Secondary research synthesizes information from a wide array of credible sources, including company annual reports, financial analyst briefings, technical publications, trade association reports, and regulatory documents. This triangulation of data sources allows for a holistic and validated view of the market. It is important to note that market sizing involves modeling and estimation where direct data is incomplete, with all assumptions and extrapolations clearly documented and applied consistently. All forecast projections to 2035 are based on the analysis of identified drivers and constraints, employing scenario-based modeling where appropriate, and do not constitute a guaranteed outcome.
Outlook and Implications
The outlook for the EU and UK construction fixings market to 2035 is one of moderated growth underpinned by structural shifts in demand sources. The long-term trend towards urbanization and the need for housing and infrastructure will sustain baseline demand. However, the most significant growth vector is expected to be the renovation and retrofit sector, propelled by regulatory mandates for energy efficiency, carbon reduction targets, and the aging building stock. This shift will favor products tailored for external insulation, window replacement, and renewable energy system installation.
Technological evolution will continue to reshape the market. The increased adoption of Modern Methods of Construction (MMC), such as modular and prefabricated units, requires compatible fixing systems designed for off-site assembly and rapid on-site connection. Digitalization will advance beyond e-commerce to include Building Information Modeling (BIM) object libraries for fixings, IoT-enabled tools for installation verification, and data analytics for predictive maintenance of anchored systems, creating new value-added service opportunities.
Sustainability will transition from a niche concern to a core business imperative. This will drive demand for fixings with high recycled content, designed for disassembly and reuse, and manufactured with a lower carbon footprint. Regulatory pressure via carbon pricing and green public procurement criteria will accelerate this trend. The competitive landscape will likely see further consolidation as companies seek scale to invest in sustainable technologies and digital capabilities, while agile specialists thrive in high-innovation niches. For stakeholders, the strategic implications are clear:
- For Producers: Prioritize R&D in renovation-compatible and MMC-ready solutions; decarbonize production processes and supply chains; enhance digital product passports and sustainability documentation.
- For Distributors: Develop strong technical advisory services for retrofit projects; optimize logistics for smaller, more frequent renovation orders; curate product ranges based on environmental performance.
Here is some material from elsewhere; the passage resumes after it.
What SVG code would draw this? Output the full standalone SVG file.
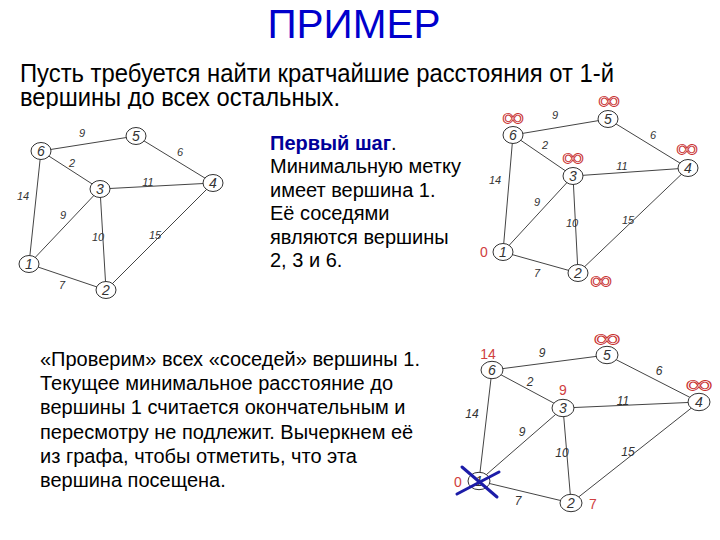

- For Investors and Specifiers: Factor in total lifecycle cost and carbon impact, not just upfront price; engage with suppliers demonstrating credible sustainability and innovation roadmaps; monitor regulatory evolution closely, particularly around building safety and embodied carbon.
In conclusion, while cyclical fluctuations in construction activity will persist, the market's fundamental trajectory points towards a more sophisticated, service-oriented, and sustainability-driven future. Success will depend on the ability to adapt to these deeper structural currents, making informed strategic choices based on robust market intelligence.